3. **Find the derivative of the inner function:**
* Our inner function is $u = \frac{1}{x}$, which can also be written as $x^{-1}$.
* To find its derivative with respect to $x$, we use the power rule: $\frac{du}{dx} = -1 \cdot x^{-1-1} = -x^{-2} = -\frac{1}{x^2}$.

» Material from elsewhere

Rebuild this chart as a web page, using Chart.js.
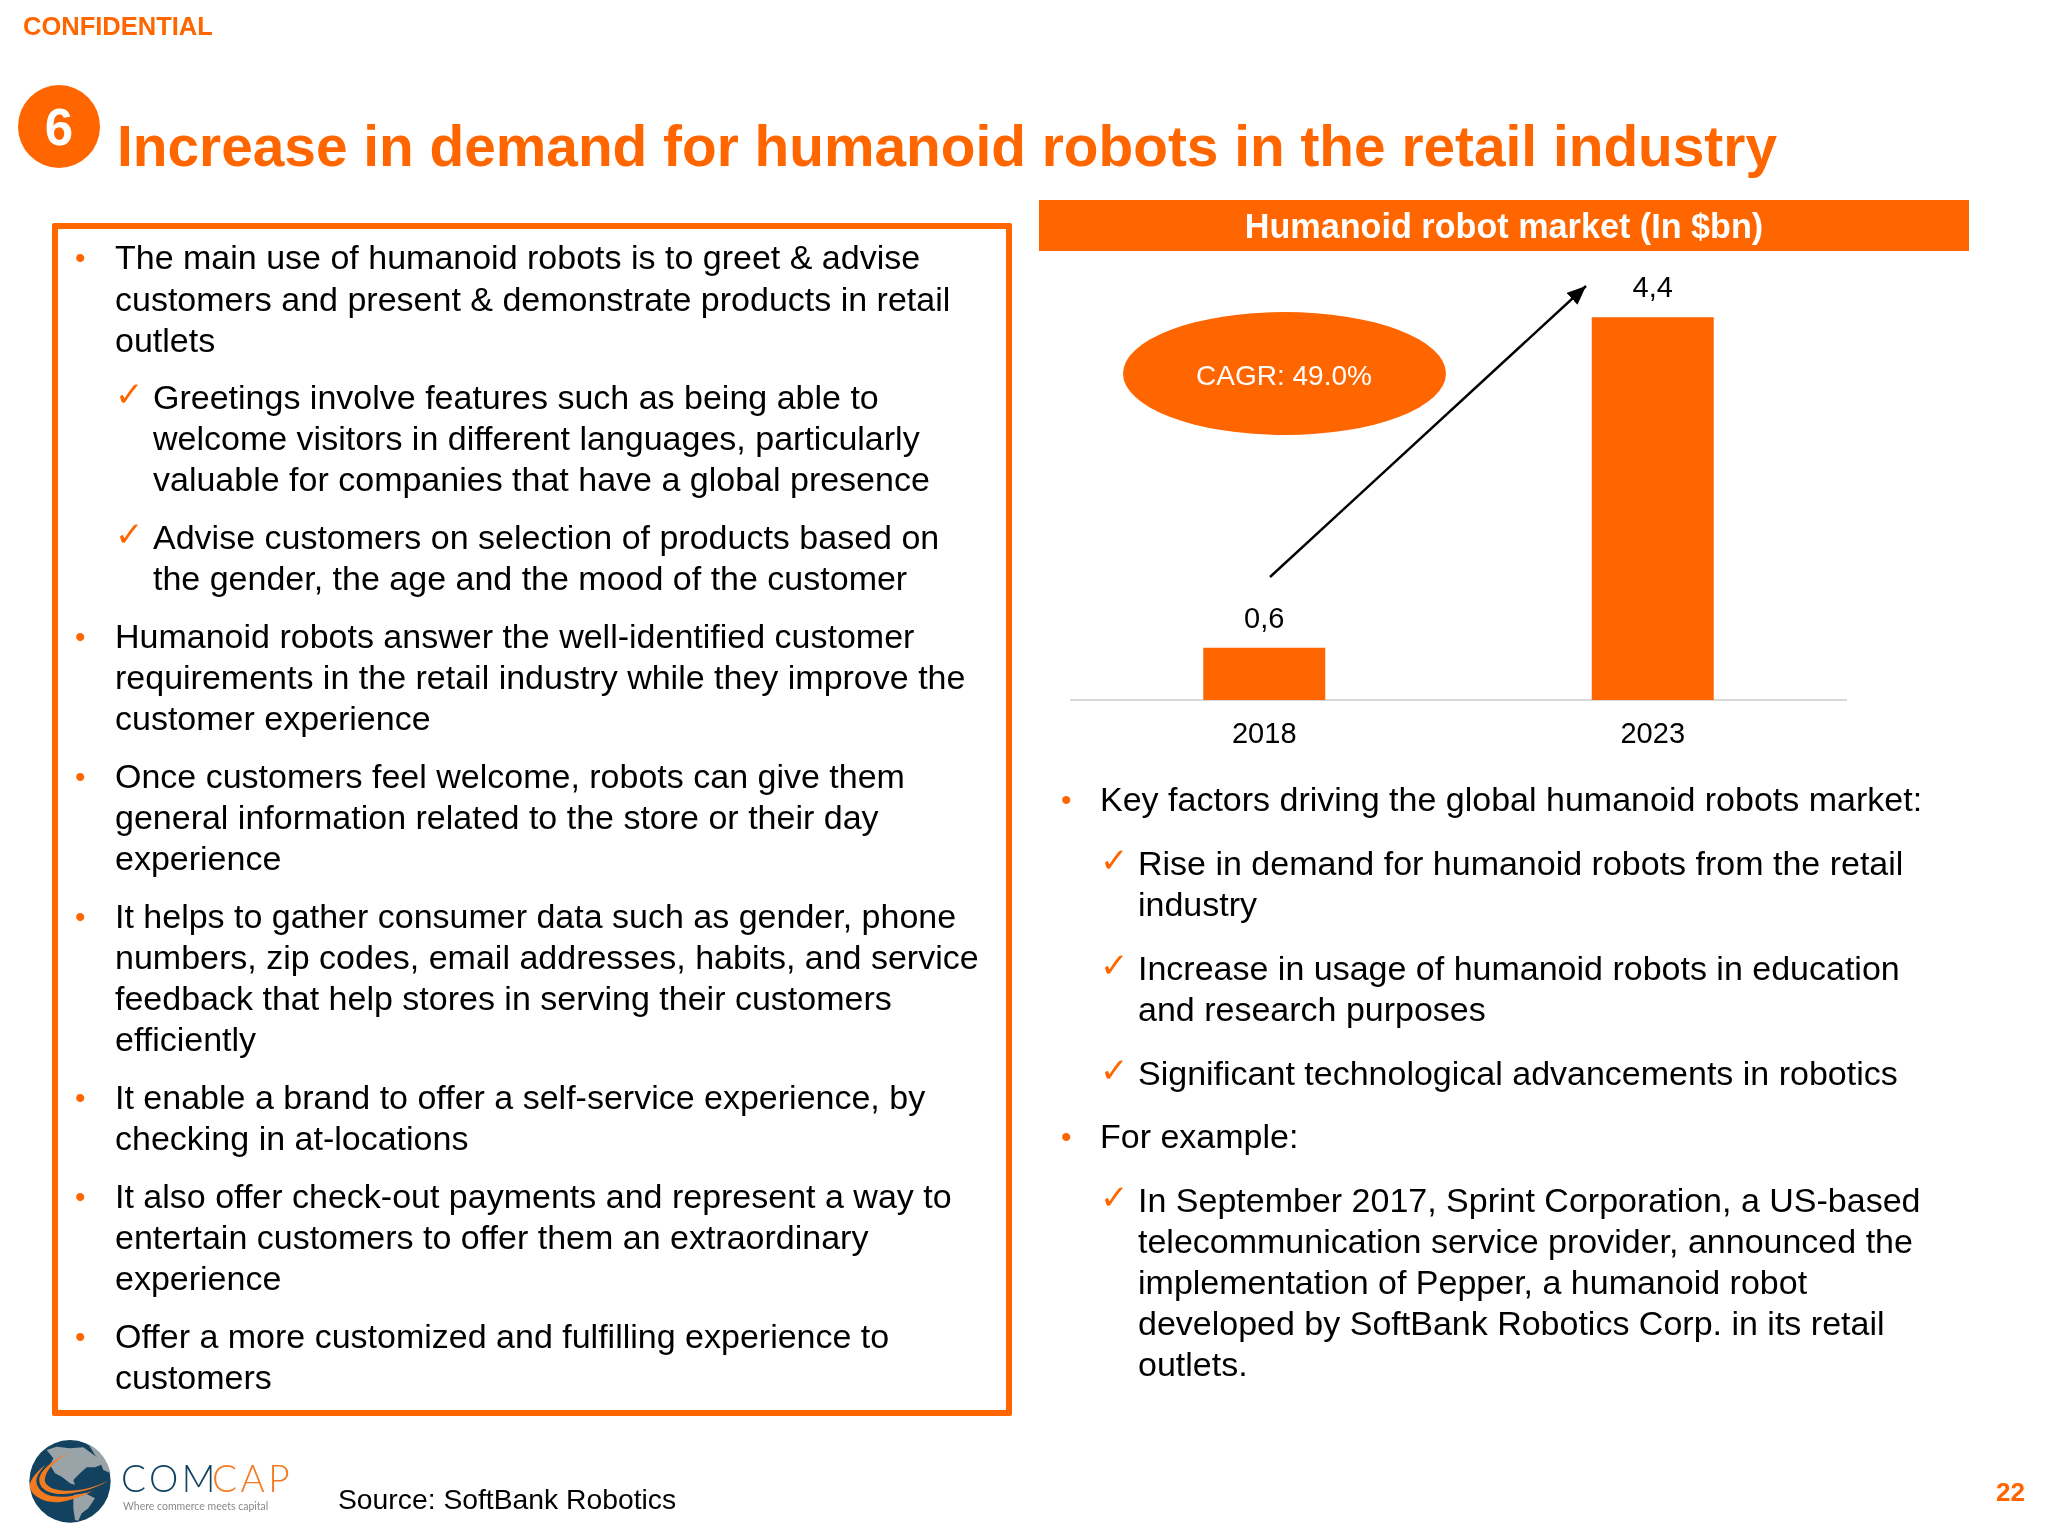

4. **Put it all together with the Chain Rule:**
* The chain rule says $\frac{dy}{dx} = \frac{dy}{du} \cdot \frac{du}{dx}$.
* So, we multiply the derivative of the outer function (where 'u' is still $1/x$) by the derivative of the inner function:
$$ \frac{dy}{dx} = \left( \frac{1}{\sqrt{1-\left(\frac{1}{x}\right)^2}} \right) \cdot \left( -\frac{1}{x^2} \right) $$

5. **Simplify the expression:**
* First, let's work on the part under the square root:
$$ 1 - \left(\frac{1}{x}\right)^2 = 1 - \frac{1}{x^2} = \frac{x^2}{x^2} - \frac{1}{x^2} = \frac{x^2-1}{x^2} $$
* Now substitute that back into the square root:
$$ \sqrt{\frac{x^2-1}{x^2}} = \frac{\sqrt{x^2-1}}{\sqrt{x^2}} $$
* Remember that $\sqrt{x^2}$ is always positive, so it's equal to $|x|$ (the absolute value of x).
$$ \frac{\sqrt{x^2-1}}{|x|} $$
* So our derivative becomes:
$$ \frac{dy}{dx} = \frac{1}{\frac{\sqrt{x^2-1}}{|x|}} \cdot \left( -\frac{1}{x^2} \right) $$
* Flip the fraction in the denominator:
$$ \frac{dy}{dx} = \frac{|x|}{\sqrt{x^2-1}} \cdot \left( -\frac{1}{x^2} \right) $$
* Multiply them together:
$$ \frac{dy}{dx} = -\frac{|x|}{x^2 \sqrt{x^2-1}} $$
* Since $x^2 = |x|^2$, we can simplify one of the $|x|$ terms:
$$ \frac{dy}{dx} = -\frac{|x|}{|x|^2 \sqrt{x^2-1}} = -\frac{1}{|x|\sqrt{x^2-1}} $$

That's it! We used the chain rule and some fraction and square root simplifying skills.